Friday, December 21, 2007

Hey Champ Car, What is the Mission?

This isn’t the first time I have asked this question. What exactly is the CHAMP CAR WORLD SERIES mission? I’ll bet if you asked a dozen fans you’d get a dozen different answers, same is likely true of a dozen CCWS employees. It is unthinkable that CCWS employees wouldn’t know what the company is trying to accomplish.

So for 2008 I will once again lay out what I think should be the next (should have been the first) step for the business of CCWS. You cannot start to fix something if you cannot identify the problem. It is my opinion that CCWS is broken and surely has been since the CART bankruptcy. Since the three amigos raised this Phoenix from the ashes the single biggest disappointment to me has been inconsistency. As far as I can see they have not been able to describe what it is they are trying to accomplish.

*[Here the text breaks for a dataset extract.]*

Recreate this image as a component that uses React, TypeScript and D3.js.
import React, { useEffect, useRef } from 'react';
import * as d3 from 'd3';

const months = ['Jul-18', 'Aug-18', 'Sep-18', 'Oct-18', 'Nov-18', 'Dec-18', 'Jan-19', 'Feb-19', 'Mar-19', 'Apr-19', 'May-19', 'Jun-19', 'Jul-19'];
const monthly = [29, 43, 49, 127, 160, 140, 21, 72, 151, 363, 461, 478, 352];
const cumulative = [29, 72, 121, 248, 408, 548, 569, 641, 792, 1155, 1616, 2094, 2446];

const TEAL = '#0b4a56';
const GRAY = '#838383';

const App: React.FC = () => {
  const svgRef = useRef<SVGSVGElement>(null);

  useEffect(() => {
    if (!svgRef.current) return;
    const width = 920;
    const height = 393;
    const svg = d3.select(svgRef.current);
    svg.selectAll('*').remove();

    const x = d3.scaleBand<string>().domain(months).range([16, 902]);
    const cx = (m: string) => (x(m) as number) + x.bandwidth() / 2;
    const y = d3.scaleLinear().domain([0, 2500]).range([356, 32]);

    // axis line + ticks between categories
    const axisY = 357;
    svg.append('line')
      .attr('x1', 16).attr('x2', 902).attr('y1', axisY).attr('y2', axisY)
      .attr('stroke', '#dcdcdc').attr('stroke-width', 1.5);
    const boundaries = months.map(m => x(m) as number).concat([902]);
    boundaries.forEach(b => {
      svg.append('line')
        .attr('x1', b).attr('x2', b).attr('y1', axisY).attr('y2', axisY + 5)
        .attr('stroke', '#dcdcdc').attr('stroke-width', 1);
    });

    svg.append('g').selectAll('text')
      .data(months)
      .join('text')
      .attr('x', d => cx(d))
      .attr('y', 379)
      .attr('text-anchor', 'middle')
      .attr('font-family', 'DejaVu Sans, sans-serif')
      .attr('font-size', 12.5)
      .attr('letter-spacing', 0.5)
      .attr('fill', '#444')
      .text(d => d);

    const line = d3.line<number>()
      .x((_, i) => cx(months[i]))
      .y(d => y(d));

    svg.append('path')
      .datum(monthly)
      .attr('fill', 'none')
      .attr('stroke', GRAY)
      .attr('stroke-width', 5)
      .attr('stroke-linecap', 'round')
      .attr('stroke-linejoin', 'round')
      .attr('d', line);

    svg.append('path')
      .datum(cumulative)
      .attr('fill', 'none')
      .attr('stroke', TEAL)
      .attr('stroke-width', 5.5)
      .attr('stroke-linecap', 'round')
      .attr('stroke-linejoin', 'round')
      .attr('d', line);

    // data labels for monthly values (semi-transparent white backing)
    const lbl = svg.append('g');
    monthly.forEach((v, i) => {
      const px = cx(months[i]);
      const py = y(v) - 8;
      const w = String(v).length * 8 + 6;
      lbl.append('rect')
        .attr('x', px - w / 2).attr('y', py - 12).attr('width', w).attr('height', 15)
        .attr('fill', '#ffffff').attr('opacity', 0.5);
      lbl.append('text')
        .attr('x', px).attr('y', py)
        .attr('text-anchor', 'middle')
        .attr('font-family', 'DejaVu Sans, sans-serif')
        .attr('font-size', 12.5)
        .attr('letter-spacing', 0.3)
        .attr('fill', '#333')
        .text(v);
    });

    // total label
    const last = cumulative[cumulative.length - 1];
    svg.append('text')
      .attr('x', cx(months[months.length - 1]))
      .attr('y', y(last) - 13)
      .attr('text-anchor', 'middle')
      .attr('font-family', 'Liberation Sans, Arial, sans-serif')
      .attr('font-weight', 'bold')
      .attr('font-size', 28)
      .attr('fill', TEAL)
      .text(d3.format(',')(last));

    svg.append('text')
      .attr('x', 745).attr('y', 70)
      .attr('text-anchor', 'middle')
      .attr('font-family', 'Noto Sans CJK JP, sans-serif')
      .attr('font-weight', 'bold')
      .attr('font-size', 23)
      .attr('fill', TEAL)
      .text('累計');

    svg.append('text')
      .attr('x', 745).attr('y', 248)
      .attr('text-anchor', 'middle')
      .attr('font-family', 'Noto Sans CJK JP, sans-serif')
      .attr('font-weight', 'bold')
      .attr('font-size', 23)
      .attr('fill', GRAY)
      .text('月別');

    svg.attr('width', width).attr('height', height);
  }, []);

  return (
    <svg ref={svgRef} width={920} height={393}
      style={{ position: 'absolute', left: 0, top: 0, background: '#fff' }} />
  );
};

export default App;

This is why I ask, what’s the mission? If a business is to be successful it must have a mission, something everyone in the company can grasp and work towards. A simple mission statement can achieve this and more. The Best Care in the Air, my favorite mission statement which just happens to come from favorite airline is simply perfect. It easily fits on the back of a business card and describes what the company is trying to achieve. How could anyone in that company get it wrong?

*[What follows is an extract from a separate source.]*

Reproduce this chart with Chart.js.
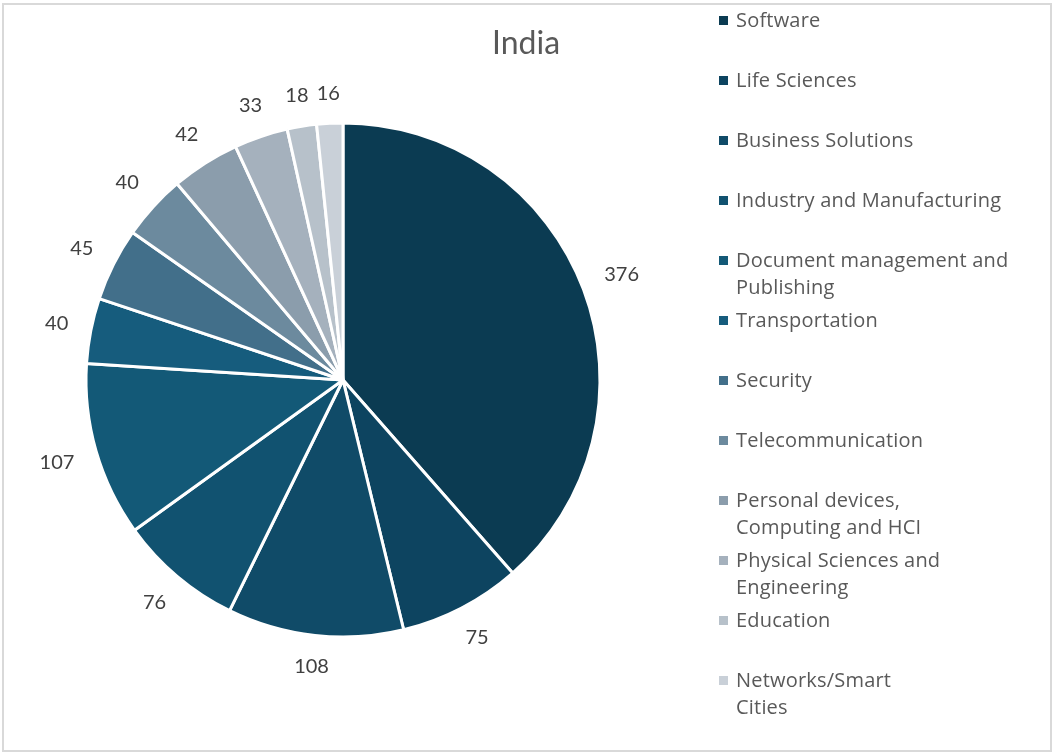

Simply put if you don’t have a stated mission how can you ever expect to achieve it? And to me Champ Car feels like a company without a mission.

A mission statement can become the most important sentence a company will ever pen. Every business decision must be tested by the mission statement as to relevance. If some department manager is trying to run his own agenda you will soon know, when his decisions are put to the test. Every budget, every hire, every fire, even salaries must meet the relevancy test. When this is done from the top down you will then have an organization in which every employee is working towards a common goal.

So who is responsible for developing the mission statement? The man in charge who every that is, it is ultimately his responsibility. I would think the owners of the business would drive this issue and make sure that their subordinates live by it.

All departments in the company can have mission statements and they should dovetail nicely into each other and the company mission statement. This can even make planning easier by separating the must haves from the discretionary.

All employees should have written goals and objectives that will all fit together as one and drive the company mission. They would be developed from the top down so that there is no doubt about the reason for having them. When I read the lowest level employees G’s and O’s I should be able to then read his managers and see how they are intertwined and so on up to the top.
A tightly organized company like this is more likely to be successful than a loosely organized one like I see in CCWS.

So Champ Car, WHERE IS THE MISSION STATEMENT?